A Shift in How Online Discovery Starts
Finding people online has never been straightforward. Names repeat, usernames vary, and profiles are often spread across multiple platforms. Conventional search requires prior knowledge of a name, handle, or link. That presumption is becoming less and less true.
Reverse face search reflects a broader change in how identity functions on the internet. Photos and videos have become the most consistent markers of public presence. Faces appear across major platforms far more reliably than usernames or bios. Starting with an image, rather than text, has become a practical way to navigate that complexity.
This approach does not generate new information. It organizes what is already visible. Tools in this space aim to connect public images to public profiles, helping users move from a single photo to a wider digital footprint. As visual platforms continue to grow, this method of discovery is becoming less novel and more expected.
Why Text-Based People Search Falls Short
Text-based people search depends on accuracy and consistency, two things the internet rarely offers. Real names are reused, spellings vary, and many users intentionally limit what they share. Even when profiles are public, they are often disconnected from one another.

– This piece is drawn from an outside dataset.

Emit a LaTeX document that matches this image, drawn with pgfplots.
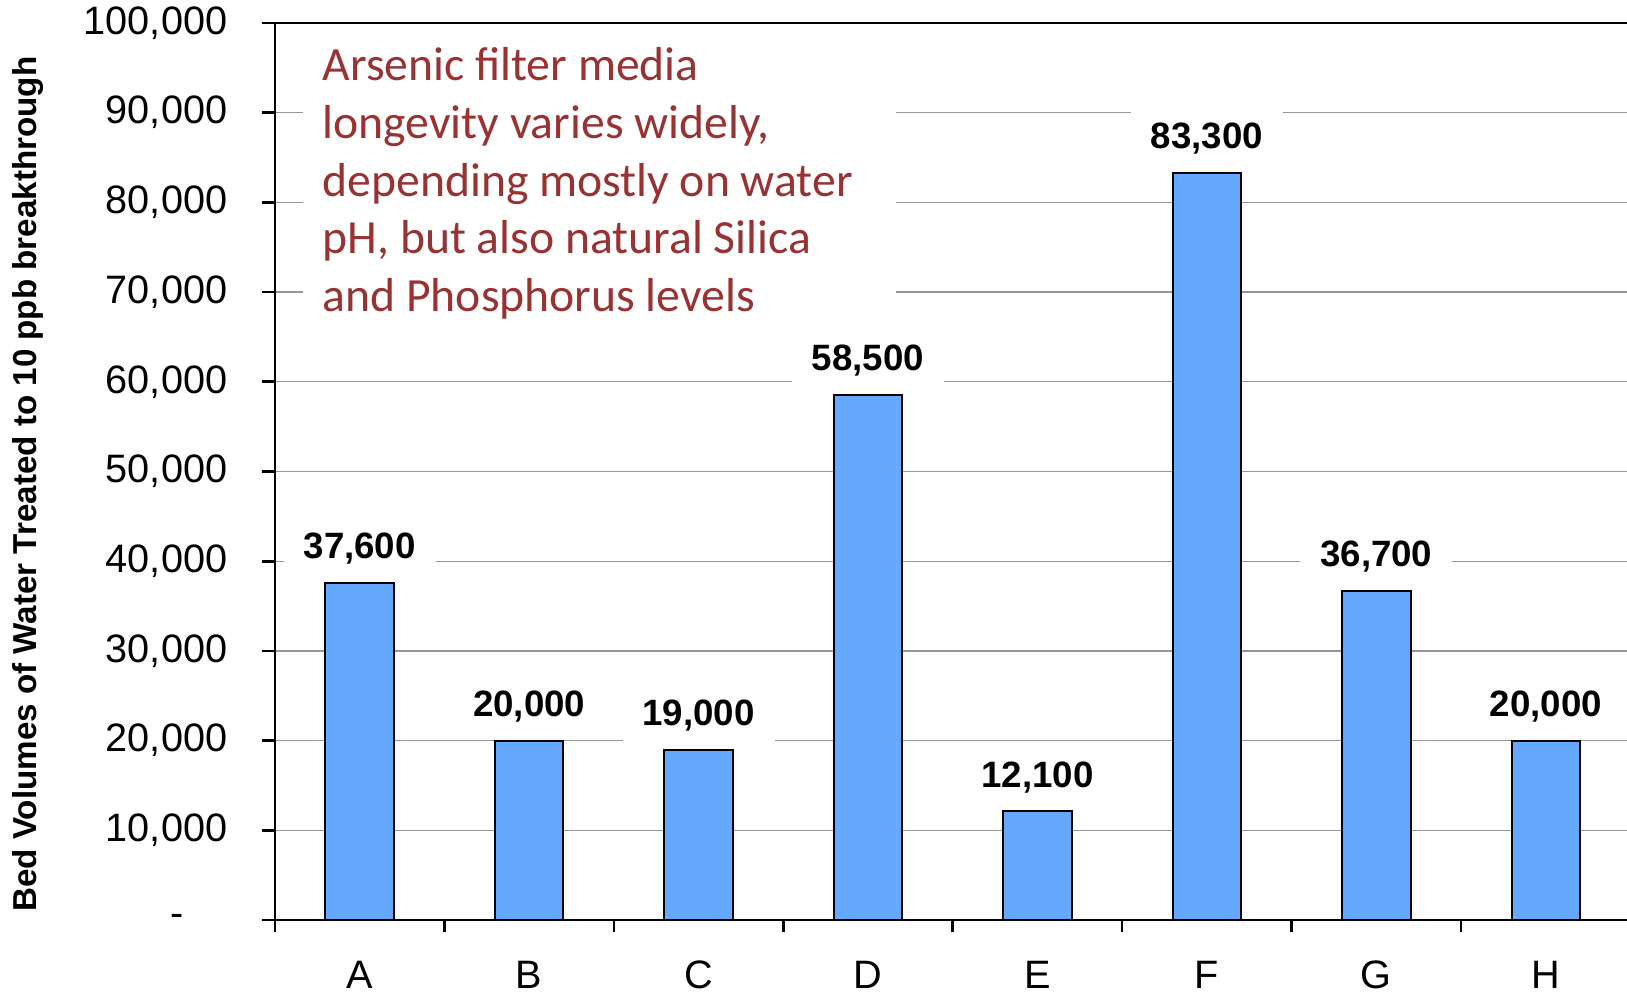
\documentclass[border=0pt]{standalone}
\usepackage{pgfplots}
\pgfplotsset{compat=1.18}
\usepackage{fontspec}
\setmainfont{Liberation Sans}
\newfontfamily\calibri{Carlito}

\definecolor{barblue}{RGB}{100,168,255}
\definecolor{notered}{RGB}{153,51,51}
\definecolor{gridgray}{RGB}{150,150,150}

\begin{document}
\begin{tikzpicture}
\begin{axis}[
    scale only axis,
    width=406.65pt, height=269.1pt,
    ybar,
    bar width=20.55pt,
    xmin=-0.5, xmax=7.5,
    ymin=0, ymax=100000,
    enlargelimits=false,
    axis line style={black, line width=0.8pt},
    tick align=outside,
    xtick pos=bottom, ytick pos=left,
    xtick={0,...,7},
    xticklabels={A,B,C,D,E,F,G,H},
    minor xtick={-0.5,0.5,...,7.5},
    major x tick style={draw=none},
    minor x tick style={black, line width=0.8pt},
    minor tick length=3.6pt,
    ytick={0,10000,...,100000},
    yticklabels={\makebox[17.1pt][l]{-},{10,000},{20,000},{30,000},{40,000},{50,000},{60,000},{70,000},{80,000},{90,000},{100,000}},
    scaled y ticks=false,
    y tick style={black, line width=0.8pt},
    major tick length=3.9pt,
    ymajorgrids,
    major grid style={gridgray, line width=0.4pt},
    tick label style={font=\fontsize{11.9pt}{13pt}\selectfont},
    yticklabel style={xshift=-6.9pt},
    xticklabel style={yshift=-4.8pt},
    every axis y label/.style={at={(axis description cs:-0.1822,0.486)}, rotate=90, anchor=center},
    ylabel={\bfseries\fontsize{9.95pt}{11pt}\selectfont Bed Volumes of Water Treated to 10 ppb breakthrough},
    nodes near coords={\pgfmathprintnumber[fixed, precision=0, 1000 sep={,}, assume math mode=true]{\pgfplotspointmeta}},
    nodes near coords style={anchor=south, yshift=2pt, fill=white, inner xsep=6pt, inner ysep=5pt,
        text depth=0pt, font=\bfseries\fontsize{11pt}{13pt}\selectfont, text=black},
]
\addplot[draw=black, line width=0.6pt, fill=barblue] coordinates {
    (0,37600) (1,20000) (2,19000) (3,58500)
    (4,12100) (5,83300) (6,36700) (7,20000)
};
\node[anchor=north west, fill=white, inner sep=6pt, text width=166pt, align=flush left,
      text=notered, font=\calibri\fontsize{14.3pt}{17.3pt}\selectfont,
      xshift=8.1pt, yshift=-1.2pt]
  at (rel axis cs:0,1)
  {Arsenic filter media\\ longevity varies widely,\\ depending mostly on water\\ pH, but also natural Silica\\ and Phosphorus levels};
\end{axis}
\pgfresetboundingbox
\path[use as bounding box] (-82.5pt,-22.5pt) rectangle (405.6pt,276pt);
\end{tikzpicture}
\end{document}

Faces, by contrast, remain consistent across platforms. A person may change usernames, but their profile photo or appearance in videos often stays recognizable. This is where image-led discovery becomes relevant. It addresses a structural limitation of traditional search rather than attempting to replace it.

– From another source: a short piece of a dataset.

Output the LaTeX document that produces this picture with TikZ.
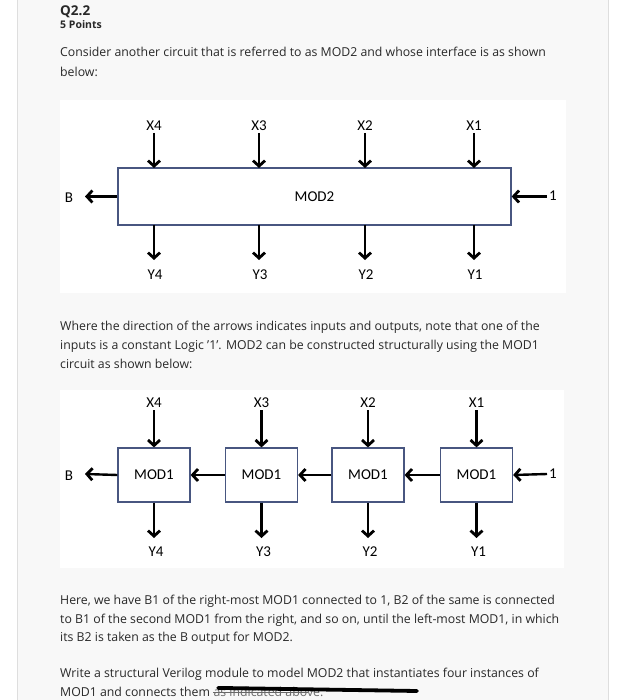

The underlying challenge is fragmentation. Social platforms operate in silos, each with its own search rules and visibility limits. Reverse face search attempts to bridge that gap by treating images as a shared reference point. It does not promise perfect results, but it reduces reliance on guesswork and incomplete information.

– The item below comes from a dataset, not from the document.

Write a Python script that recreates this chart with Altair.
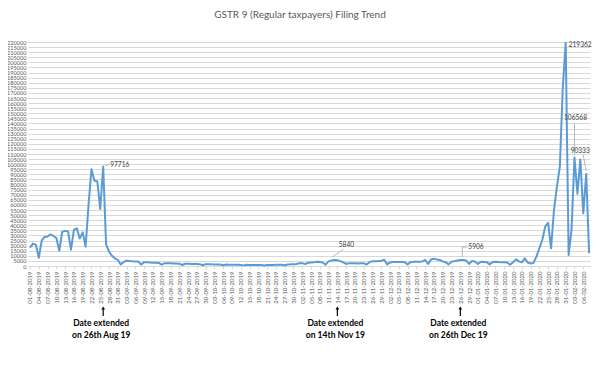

Where Reverse Face Search Fits in Real Use Cases
Reverse face search is often discussed in abstract terms, but its use cases are largely practical. Journalists verify sources, recruiters review public profiles, creators check for impersonation, and users try to reconnect with someone they already know. In many cases, a photo is the only available starting point.
By removing ambiguity from text-based queries, image-led tools allow users to begin with visual evidence. Compared to manual platform searches, large-scale scans can surface where a face appears publicly, including results drawn from environments such as Reverse Image Search TikTok.
This does not replace native platform tools. It complements them. By grouping possible matches in one place, users can decide which profiles are relevant and which are not. The value lies in efficiency and context, not certainty.
Visual Identity Has Overtaken Usernames
On social platforms, images increasingly carry more weight than written profiles. Live streams, short-form video, tagged photos, and avatars all center on the face. As a result, visual presence often matters more than memorable handles or carefully written bios.
Reverse face search mirrors this shift. Instead of assuming identity is primarily text-based, it treats images as the strongest signal. This aligns with how users already navigate online spaces. Faces are recognized faster than names, and platform design reinforces that behavior.
Face2Social operates within this context by indexing publicly available face images across platforms. The purpose is not to define identity, but to connect signals that already exist. Viewed this way, reverse face search functions as an organizational layer rather than a surveillance mechanism.
Scale, Accuracy, and Practical Limits
Accuracy in reverse face search depends largely on scale and filtering. Only a small percentage of the billions of public photographs on social media sites are pertinent to any particular inquiry. Larger datasets improve coverage, but they also introduce noise.
Searching across extensive image collections increases the likelihood of useful matches, but it does not eliminate uncertainty. Reverse face search works best as a probability-based tool, offering possible connections rather than definitive conclusions.
This limitation is important. Results should be treated as leads, not answers. Used with that understanding, reverse face search provides context without overstating what it can reliably deliver.
Ethical Use and Responsible Expectations
The ethical responsibility moves from the software’s capacity to the user’s goal because reverse face technologies only index the public web. These engines often reveal dispersed digital trails that people thought were undetectable, but they never break into private vaults.
Responsible use means recognizing boundaries. A face appearing across platforms does not automatically make every connection relevant or appropriate to pursue. Context matters, and visibility does not equal consent.
Understanding this distinction keeps reverse face search grounded as a practical utility rather than a risk. It reflects how people already share content online, instead of introducing new forms of exposure.
Image-Based Discovery Is Becoming Normal
Reverse face search points to a broader shift in how people navigate online identity. As platforms become more visual, discovery follows the same path. Starting with a photo now feels natural in a way it did not a decade ago.
Whether someone is trying to verify information or attempting to find social media by face, the underlying change is the same. Images are no longer just content. They are entry points.
This tactic is set to become the standard as visual frontiers continue to expand. Determining what these engines actually solve, where they fall short, and how to use them with measured, objective clarity are all necessary for success.